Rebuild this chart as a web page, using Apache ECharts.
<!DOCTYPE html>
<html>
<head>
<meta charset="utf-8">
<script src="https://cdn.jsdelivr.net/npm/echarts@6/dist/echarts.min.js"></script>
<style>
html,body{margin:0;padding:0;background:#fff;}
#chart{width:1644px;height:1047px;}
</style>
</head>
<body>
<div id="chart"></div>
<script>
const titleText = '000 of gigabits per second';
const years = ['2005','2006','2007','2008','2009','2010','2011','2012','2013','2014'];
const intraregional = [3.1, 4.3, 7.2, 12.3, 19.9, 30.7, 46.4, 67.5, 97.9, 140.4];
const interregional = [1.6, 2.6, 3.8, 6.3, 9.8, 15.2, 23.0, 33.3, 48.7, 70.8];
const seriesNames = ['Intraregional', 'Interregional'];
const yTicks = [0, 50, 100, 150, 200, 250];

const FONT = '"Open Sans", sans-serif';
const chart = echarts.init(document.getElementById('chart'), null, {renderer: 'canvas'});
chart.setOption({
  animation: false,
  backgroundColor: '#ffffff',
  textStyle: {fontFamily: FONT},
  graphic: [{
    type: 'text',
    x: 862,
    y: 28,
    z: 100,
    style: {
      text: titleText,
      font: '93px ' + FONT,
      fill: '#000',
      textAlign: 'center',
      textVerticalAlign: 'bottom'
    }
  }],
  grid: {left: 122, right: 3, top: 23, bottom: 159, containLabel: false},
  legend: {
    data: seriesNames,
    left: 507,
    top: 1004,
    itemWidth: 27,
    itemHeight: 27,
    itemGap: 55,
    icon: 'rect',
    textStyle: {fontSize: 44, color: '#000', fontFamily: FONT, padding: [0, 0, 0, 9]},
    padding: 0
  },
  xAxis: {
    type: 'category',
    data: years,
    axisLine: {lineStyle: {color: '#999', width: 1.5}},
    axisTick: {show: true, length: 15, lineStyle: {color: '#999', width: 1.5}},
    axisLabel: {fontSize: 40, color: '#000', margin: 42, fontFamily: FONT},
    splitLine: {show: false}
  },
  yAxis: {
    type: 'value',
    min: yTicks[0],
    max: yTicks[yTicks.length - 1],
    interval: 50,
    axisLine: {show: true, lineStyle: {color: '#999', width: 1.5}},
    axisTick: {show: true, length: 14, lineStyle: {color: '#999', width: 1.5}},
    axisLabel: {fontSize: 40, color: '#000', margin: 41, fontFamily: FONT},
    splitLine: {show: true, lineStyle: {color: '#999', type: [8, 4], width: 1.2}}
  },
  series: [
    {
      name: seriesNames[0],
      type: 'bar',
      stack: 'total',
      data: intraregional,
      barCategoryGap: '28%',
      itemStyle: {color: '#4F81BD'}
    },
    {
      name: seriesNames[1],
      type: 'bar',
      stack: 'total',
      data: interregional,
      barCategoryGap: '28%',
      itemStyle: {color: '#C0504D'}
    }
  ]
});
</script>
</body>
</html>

________________________________________

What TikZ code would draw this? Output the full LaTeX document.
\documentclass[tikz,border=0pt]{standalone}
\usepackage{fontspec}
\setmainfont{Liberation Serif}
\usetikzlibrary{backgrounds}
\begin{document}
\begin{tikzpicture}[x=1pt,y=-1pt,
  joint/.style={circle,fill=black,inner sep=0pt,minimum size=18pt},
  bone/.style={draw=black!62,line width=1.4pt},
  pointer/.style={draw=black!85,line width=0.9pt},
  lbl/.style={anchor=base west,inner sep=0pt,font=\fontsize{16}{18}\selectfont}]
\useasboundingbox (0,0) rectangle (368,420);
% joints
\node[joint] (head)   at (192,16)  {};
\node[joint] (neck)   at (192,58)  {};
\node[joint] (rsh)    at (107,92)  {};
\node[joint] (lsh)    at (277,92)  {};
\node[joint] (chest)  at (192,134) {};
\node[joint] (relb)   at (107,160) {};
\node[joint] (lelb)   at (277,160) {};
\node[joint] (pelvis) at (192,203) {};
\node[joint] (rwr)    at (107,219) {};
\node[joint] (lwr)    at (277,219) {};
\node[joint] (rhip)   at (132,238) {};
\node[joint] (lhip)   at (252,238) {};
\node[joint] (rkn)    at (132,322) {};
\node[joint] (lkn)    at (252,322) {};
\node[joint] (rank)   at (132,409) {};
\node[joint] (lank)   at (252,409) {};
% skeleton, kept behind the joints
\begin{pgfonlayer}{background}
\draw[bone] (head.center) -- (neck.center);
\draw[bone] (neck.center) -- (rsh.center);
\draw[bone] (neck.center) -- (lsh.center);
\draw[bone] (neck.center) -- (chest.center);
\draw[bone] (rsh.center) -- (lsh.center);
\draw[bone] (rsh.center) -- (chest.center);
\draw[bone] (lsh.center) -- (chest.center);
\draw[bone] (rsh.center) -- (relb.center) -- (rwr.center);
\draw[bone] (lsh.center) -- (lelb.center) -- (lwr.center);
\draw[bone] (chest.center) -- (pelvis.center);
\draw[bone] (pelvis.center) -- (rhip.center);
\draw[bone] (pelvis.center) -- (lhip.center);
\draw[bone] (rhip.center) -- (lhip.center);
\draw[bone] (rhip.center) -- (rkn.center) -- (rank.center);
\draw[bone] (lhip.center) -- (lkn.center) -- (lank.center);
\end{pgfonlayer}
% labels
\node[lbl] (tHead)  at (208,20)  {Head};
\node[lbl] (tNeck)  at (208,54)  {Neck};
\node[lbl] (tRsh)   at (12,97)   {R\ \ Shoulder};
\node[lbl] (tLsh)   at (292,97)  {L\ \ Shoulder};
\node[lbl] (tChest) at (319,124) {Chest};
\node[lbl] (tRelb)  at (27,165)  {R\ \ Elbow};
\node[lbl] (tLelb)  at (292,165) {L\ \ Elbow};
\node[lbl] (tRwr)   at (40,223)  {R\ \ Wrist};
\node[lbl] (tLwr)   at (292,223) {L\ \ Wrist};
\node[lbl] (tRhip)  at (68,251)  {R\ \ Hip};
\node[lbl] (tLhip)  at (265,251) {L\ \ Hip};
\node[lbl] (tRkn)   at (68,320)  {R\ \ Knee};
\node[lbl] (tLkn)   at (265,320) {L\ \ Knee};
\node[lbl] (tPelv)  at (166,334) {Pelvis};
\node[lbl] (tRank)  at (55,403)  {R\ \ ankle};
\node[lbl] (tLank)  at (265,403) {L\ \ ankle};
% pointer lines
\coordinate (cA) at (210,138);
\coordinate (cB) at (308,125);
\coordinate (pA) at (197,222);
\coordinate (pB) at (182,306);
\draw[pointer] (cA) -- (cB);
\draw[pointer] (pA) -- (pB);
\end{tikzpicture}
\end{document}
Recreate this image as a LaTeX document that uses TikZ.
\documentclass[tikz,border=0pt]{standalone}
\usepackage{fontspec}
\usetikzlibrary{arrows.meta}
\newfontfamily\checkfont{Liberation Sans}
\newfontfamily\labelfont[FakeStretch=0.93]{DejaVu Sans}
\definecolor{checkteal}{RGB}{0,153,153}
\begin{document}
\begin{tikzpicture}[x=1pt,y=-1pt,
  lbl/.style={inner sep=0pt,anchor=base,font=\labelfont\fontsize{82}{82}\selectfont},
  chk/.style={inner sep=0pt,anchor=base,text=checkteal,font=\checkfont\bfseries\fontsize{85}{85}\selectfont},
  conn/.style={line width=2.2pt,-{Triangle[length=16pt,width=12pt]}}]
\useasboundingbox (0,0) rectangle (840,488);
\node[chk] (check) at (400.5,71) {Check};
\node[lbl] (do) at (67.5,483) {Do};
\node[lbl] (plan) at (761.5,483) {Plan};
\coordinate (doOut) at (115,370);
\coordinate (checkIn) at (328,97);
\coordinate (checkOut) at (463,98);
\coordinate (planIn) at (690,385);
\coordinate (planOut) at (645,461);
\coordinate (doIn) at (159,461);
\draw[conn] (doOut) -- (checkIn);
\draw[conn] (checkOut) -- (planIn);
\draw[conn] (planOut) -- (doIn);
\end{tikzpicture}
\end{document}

________________________________________

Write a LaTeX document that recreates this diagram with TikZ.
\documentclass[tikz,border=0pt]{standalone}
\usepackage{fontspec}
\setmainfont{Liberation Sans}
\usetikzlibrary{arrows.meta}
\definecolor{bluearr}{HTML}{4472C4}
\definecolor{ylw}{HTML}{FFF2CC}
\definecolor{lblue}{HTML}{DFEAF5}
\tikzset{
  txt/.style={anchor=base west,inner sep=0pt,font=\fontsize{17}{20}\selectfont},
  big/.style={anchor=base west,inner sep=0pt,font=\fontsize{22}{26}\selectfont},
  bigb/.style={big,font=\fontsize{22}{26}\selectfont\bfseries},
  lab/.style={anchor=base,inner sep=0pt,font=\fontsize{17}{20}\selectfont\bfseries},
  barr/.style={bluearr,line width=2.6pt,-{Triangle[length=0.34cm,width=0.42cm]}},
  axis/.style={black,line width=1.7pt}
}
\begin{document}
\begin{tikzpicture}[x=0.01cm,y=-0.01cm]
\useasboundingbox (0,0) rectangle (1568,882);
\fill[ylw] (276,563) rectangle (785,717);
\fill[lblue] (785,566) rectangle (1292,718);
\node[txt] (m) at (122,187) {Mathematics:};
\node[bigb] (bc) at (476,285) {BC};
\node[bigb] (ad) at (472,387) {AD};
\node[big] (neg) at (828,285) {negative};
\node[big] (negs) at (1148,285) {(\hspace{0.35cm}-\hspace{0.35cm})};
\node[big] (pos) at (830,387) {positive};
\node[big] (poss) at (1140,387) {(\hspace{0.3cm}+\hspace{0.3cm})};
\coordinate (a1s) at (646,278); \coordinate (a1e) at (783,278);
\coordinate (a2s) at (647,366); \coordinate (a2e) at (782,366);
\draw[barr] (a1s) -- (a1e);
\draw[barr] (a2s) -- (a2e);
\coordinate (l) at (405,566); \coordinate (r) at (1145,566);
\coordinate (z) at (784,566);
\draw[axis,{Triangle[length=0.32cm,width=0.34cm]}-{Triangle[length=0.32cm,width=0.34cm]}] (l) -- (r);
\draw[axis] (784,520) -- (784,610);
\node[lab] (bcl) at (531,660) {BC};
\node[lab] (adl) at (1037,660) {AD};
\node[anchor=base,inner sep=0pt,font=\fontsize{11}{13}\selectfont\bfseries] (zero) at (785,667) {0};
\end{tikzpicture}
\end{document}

________________________________________

_Problem description_
Your task is to output exactly the lines from the one with "Rebuild this chart" through the one with "const yTicks = [0, 50, 100, 150, 200, 250];", counting both ends.

_Written reply_
Rebuild this chart as a web page, using Apache ECharts.
<!DOCTYPE html>
<html>
<head>
<meta charset="utf-8">
<script src="https://cdn.jsdelivr.net/npm/echarts@6/dist/echarts.min.js"></script>
<style>
html,body{margin:0;padding:0;background:#fff;}
#chart{width:1644px;height:1047px;}
</style>
</head>
<body>
<div id="chart"></div>
<script>
const titleText = '000 of gigabits per second';
const years = ['2005','2006','2007','2008','2009','2010','2011','2012','2013','2014'];
const intraregional = [3.1, 4.3, 7.2, 12.3, 19.9, 30.7, 46.4, 67.5, 97.9, 140.4];
const interregional = [1.6, 2.6, 3.8, 6.3, 9.8, 15.2, 23.0, 33.3, 48.7, 70.8];
const seriesNames = ['Intraregional', 'Interregional'];
const yTicks = [0, 50, 100, 150, 200, 250];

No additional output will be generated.